Start
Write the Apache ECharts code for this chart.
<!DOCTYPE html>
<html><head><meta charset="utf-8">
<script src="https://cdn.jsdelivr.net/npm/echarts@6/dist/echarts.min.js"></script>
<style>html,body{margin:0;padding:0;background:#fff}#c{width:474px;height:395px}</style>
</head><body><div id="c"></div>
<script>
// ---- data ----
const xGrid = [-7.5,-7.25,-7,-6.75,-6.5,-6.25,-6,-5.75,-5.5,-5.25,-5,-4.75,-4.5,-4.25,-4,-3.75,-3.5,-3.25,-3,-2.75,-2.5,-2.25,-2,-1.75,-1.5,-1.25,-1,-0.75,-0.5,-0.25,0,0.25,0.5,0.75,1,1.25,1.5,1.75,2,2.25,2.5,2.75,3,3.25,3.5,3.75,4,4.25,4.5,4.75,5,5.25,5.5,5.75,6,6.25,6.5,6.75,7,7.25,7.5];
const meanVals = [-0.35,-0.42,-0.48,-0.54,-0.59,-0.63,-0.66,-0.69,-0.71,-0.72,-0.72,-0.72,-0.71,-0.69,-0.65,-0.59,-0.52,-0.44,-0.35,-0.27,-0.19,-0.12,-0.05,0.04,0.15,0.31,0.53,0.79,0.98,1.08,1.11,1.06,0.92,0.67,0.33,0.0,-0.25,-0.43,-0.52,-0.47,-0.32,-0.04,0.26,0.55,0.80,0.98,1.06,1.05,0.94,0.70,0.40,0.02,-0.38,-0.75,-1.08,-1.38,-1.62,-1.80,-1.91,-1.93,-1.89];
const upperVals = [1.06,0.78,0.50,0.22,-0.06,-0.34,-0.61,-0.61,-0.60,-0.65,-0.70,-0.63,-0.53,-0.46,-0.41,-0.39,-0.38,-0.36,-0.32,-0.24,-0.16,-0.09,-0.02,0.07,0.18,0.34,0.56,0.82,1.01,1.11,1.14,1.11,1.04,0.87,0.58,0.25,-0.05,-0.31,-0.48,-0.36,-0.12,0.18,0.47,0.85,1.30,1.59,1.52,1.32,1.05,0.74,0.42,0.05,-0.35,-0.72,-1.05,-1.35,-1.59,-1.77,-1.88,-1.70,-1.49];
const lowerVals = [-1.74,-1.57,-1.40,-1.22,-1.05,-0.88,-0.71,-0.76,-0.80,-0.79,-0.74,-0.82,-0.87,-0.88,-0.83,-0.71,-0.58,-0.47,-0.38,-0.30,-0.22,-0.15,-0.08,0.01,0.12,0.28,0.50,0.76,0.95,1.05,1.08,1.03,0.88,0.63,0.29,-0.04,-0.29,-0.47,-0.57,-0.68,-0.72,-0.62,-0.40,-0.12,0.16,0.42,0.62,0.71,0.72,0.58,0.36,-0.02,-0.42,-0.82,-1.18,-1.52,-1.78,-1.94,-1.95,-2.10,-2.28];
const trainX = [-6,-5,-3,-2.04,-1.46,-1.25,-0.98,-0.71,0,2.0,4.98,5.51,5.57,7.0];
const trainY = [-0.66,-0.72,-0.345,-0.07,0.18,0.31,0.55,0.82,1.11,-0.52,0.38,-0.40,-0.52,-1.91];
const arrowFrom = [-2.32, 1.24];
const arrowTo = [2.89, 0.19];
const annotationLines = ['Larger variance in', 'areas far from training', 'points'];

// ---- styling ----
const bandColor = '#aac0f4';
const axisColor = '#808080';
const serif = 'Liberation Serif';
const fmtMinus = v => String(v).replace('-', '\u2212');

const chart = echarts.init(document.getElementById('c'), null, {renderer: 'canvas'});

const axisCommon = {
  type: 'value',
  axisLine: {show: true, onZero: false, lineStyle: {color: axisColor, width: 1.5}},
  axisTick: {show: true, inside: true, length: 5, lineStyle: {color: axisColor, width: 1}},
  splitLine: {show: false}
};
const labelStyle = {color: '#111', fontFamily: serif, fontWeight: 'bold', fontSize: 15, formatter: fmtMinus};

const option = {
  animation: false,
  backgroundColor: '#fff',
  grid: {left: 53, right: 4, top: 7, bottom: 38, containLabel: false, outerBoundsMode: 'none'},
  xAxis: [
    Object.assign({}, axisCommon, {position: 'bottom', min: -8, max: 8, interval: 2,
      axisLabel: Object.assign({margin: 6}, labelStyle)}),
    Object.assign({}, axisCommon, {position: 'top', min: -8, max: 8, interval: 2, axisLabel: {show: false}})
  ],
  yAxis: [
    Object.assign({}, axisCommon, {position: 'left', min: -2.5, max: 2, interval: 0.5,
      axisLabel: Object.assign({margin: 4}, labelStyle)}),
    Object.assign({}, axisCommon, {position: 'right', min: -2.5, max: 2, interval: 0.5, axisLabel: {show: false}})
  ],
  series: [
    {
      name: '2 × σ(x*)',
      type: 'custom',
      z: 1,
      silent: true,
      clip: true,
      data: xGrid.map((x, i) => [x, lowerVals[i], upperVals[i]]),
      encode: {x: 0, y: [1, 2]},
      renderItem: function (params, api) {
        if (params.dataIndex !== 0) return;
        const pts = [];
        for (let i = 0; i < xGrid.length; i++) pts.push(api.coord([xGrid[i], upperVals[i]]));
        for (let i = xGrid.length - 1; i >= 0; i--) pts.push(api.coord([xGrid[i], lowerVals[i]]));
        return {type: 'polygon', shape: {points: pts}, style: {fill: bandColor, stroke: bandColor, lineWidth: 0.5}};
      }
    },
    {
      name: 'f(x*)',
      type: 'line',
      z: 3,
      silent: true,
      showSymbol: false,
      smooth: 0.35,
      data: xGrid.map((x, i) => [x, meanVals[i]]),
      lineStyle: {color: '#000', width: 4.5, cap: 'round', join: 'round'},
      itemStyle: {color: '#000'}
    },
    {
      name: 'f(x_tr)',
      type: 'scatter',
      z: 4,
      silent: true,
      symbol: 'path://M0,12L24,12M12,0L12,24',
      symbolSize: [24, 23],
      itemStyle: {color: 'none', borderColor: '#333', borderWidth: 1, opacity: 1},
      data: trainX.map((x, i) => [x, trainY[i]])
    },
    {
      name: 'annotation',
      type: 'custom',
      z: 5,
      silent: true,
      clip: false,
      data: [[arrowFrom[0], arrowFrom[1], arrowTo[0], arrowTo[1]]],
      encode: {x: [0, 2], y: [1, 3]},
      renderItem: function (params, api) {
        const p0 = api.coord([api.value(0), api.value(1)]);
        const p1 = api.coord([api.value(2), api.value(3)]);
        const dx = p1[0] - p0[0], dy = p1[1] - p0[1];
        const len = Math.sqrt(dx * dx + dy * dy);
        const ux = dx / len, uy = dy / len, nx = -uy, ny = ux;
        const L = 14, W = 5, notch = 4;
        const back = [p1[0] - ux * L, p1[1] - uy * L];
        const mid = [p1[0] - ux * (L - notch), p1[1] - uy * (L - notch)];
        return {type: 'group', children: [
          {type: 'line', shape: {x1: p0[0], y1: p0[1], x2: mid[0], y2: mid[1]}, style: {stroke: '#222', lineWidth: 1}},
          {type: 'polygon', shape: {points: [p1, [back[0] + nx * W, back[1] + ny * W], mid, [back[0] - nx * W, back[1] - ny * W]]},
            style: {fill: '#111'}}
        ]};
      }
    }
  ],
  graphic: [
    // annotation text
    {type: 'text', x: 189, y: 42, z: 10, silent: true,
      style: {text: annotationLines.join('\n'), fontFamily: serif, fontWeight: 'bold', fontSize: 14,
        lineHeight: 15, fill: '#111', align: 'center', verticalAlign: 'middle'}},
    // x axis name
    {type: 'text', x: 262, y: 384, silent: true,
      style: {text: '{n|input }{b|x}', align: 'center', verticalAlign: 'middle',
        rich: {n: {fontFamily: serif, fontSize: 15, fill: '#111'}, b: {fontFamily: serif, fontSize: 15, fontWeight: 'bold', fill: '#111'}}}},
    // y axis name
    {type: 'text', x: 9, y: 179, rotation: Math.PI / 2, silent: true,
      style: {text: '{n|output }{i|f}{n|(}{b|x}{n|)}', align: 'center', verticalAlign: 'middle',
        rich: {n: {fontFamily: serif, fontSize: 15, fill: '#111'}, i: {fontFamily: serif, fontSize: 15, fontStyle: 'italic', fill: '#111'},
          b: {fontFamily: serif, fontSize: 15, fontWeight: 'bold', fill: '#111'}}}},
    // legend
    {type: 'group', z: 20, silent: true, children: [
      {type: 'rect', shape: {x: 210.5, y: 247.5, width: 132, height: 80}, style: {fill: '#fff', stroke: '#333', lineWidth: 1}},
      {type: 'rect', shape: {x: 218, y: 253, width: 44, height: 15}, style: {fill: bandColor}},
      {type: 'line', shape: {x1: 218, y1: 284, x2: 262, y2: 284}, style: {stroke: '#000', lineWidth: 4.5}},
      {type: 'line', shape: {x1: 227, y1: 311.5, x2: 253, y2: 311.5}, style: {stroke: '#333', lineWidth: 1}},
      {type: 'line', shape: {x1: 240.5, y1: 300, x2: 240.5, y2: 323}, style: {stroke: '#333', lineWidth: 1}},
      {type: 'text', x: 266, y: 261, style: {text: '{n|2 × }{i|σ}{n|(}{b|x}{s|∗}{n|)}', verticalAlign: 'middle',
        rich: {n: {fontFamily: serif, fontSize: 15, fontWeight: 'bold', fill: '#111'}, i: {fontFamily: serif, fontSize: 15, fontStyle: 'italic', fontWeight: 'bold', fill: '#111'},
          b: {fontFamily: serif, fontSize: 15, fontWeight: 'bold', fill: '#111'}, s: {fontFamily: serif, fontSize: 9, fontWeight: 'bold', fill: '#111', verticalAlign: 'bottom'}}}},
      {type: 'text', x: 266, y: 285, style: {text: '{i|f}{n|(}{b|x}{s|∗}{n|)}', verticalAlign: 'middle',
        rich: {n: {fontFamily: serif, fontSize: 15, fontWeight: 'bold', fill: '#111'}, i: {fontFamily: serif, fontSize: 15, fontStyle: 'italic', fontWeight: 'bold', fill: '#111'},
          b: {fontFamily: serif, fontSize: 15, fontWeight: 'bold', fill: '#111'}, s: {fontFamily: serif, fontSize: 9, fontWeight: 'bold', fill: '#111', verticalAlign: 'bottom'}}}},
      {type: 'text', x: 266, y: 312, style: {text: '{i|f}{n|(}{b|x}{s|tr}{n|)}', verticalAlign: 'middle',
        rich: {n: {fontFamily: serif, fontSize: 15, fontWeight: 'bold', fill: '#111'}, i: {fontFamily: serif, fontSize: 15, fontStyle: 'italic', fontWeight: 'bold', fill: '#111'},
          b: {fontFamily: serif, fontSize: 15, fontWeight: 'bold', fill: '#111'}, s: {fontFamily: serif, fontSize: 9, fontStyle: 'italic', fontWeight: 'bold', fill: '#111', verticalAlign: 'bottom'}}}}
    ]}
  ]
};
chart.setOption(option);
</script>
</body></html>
End
Start
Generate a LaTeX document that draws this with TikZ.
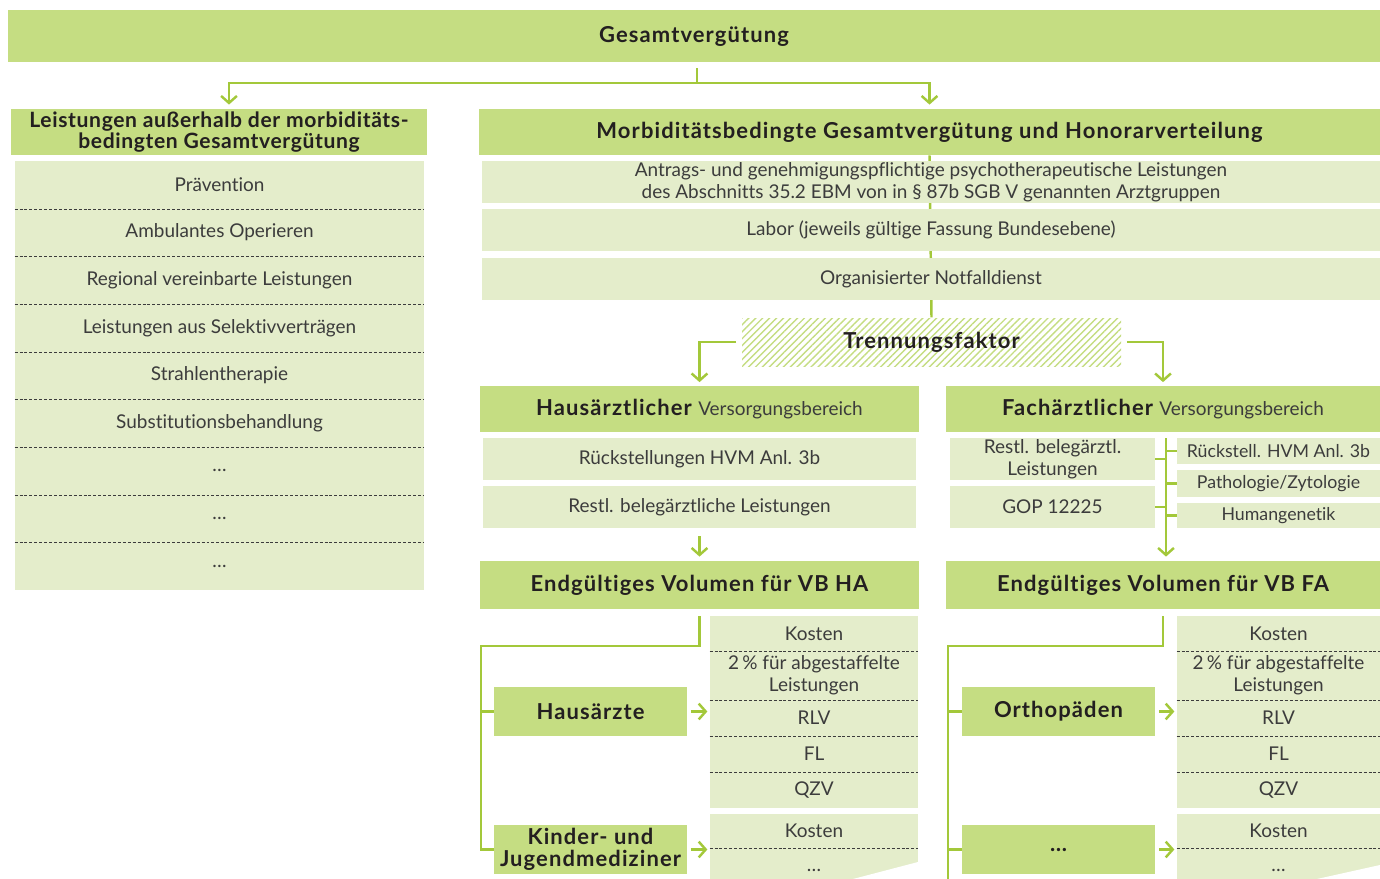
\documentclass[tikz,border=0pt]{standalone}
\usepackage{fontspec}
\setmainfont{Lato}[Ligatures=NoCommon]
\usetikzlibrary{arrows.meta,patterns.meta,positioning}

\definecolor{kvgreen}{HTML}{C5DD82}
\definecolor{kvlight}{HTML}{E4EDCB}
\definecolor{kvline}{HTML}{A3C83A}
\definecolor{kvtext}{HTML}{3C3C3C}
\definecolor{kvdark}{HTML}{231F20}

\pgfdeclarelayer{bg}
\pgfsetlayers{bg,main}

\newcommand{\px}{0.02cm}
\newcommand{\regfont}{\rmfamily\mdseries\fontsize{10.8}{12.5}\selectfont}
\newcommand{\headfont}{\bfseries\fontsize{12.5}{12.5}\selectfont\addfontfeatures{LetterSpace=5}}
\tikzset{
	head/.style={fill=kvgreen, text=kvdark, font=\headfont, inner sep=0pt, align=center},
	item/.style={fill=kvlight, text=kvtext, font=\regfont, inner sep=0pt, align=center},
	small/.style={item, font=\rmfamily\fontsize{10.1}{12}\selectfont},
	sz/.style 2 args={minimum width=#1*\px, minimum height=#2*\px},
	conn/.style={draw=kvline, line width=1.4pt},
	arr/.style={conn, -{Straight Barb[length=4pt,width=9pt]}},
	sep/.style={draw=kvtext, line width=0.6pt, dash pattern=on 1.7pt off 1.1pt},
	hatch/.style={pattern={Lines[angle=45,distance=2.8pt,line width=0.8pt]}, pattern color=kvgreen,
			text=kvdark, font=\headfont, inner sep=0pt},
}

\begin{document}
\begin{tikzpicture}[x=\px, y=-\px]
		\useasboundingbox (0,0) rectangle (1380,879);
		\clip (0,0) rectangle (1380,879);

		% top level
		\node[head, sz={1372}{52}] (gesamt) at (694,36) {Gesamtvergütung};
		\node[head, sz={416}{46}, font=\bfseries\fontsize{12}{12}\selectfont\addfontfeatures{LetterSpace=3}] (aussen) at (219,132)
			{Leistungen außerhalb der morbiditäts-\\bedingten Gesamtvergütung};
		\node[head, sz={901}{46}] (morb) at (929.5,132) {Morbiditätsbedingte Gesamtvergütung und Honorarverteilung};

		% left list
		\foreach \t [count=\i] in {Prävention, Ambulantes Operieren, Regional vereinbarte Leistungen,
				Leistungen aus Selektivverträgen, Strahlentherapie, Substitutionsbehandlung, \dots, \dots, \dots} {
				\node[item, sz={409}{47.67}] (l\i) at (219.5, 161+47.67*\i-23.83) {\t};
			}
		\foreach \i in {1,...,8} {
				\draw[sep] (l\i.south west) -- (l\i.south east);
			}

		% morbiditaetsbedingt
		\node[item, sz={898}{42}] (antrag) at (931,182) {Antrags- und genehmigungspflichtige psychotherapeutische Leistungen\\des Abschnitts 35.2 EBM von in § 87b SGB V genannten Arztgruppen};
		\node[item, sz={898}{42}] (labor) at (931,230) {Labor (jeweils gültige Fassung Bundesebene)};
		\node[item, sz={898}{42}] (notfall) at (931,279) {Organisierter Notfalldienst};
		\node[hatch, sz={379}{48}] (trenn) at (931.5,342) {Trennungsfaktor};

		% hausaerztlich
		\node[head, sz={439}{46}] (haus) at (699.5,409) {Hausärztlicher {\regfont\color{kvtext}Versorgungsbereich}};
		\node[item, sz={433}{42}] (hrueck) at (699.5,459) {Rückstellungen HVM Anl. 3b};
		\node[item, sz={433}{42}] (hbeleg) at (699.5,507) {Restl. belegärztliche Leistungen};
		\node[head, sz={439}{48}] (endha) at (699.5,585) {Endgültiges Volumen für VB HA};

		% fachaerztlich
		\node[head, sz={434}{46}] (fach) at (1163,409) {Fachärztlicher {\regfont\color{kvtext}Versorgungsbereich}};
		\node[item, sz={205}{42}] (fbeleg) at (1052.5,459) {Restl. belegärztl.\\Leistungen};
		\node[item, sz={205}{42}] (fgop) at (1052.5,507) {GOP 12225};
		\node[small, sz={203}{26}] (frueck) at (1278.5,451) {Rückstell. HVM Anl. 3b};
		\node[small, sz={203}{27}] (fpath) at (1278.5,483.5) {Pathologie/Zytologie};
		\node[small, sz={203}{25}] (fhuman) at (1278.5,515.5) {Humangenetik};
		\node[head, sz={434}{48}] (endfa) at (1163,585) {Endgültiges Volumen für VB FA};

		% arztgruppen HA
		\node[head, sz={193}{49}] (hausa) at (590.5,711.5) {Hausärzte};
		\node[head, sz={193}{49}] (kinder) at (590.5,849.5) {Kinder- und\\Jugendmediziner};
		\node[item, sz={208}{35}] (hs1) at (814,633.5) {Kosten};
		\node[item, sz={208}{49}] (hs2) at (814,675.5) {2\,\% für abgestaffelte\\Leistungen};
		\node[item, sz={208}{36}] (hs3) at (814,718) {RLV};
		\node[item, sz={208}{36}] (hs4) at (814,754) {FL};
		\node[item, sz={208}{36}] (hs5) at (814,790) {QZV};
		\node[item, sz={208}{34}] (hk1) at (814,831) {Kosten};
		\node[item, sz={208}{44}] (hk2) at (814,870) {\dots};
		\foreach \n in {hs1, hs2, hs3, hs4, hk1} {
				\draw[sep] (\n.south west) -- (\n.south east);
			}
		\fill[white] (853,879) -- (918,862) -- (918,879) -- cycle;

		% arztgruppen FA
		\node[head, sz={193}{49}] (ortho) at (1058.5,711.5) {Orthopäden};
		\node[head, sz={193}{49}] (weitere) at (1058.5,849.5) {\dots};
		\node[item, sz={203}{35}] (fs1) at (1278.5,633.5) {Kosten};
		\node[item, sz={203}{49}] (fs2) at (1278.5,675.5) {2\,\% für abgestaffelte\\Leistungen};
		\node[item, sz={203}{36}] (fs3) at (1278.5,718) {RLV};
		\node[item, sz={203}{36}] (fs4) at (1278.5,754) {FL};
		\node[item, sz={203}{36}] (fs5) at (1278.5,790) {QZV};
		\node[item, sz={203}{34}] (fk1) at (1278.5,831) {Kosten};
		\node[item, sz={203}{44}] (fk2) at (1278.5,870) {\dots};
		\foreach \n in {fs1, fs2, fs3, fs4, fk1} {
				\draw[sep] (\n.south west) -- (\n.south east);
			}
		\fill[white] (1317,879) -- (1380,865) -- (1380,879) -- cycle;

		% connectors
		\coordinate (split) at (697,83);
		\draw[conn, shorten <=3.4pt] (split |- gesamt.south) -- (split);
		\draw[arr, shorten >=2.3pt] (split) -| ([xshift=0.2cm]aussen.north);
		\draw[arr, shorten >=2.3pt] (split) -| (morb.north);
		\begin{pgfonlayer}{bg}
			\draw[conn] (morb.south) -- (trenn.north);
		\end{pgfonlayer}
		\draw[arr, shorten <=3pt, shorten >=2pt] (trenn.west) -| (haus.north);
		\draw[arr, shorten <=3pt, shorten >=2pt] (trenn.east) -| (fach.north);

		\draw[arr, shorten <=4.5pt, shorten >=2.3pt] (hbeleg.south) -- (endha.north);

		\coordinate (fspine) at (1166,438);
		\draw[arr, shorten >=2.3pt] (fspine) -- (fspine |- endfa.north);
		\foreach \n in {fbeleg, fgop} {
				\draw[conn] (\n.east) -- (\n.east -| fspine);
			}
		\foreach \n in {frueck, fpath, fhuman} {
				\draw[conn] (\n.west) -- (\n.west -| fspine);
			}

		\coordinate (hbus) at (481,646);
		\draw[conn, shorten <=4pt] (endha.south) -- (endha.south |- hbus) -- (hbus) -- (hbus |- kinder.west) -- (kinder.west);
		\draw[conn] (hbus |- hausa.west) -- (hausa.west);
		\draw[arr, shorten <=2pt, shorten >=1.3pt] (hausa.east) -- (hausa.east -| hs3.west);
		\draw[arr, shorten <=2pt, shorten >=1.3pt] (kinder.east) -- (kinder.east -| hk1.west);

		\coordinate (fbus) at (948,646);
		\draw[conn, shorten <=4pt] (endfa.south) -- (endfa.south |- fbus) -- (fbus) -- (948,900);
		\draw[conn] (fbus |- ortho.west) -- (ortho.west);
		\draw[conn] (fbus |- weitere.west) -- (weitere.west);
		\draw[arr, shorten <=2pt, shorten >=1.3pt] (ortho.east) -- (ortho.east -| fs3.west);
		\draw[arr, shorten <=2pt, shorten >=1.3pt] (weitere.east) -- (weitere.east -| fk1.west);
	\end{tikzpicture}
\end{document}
End
Go through the listing above and locate each line that holds the word "this". Copy those lines.

» Exercise solution
Write the Apache ECharts code for this chart.
Generate a LaTeX document that draws this with TikZ.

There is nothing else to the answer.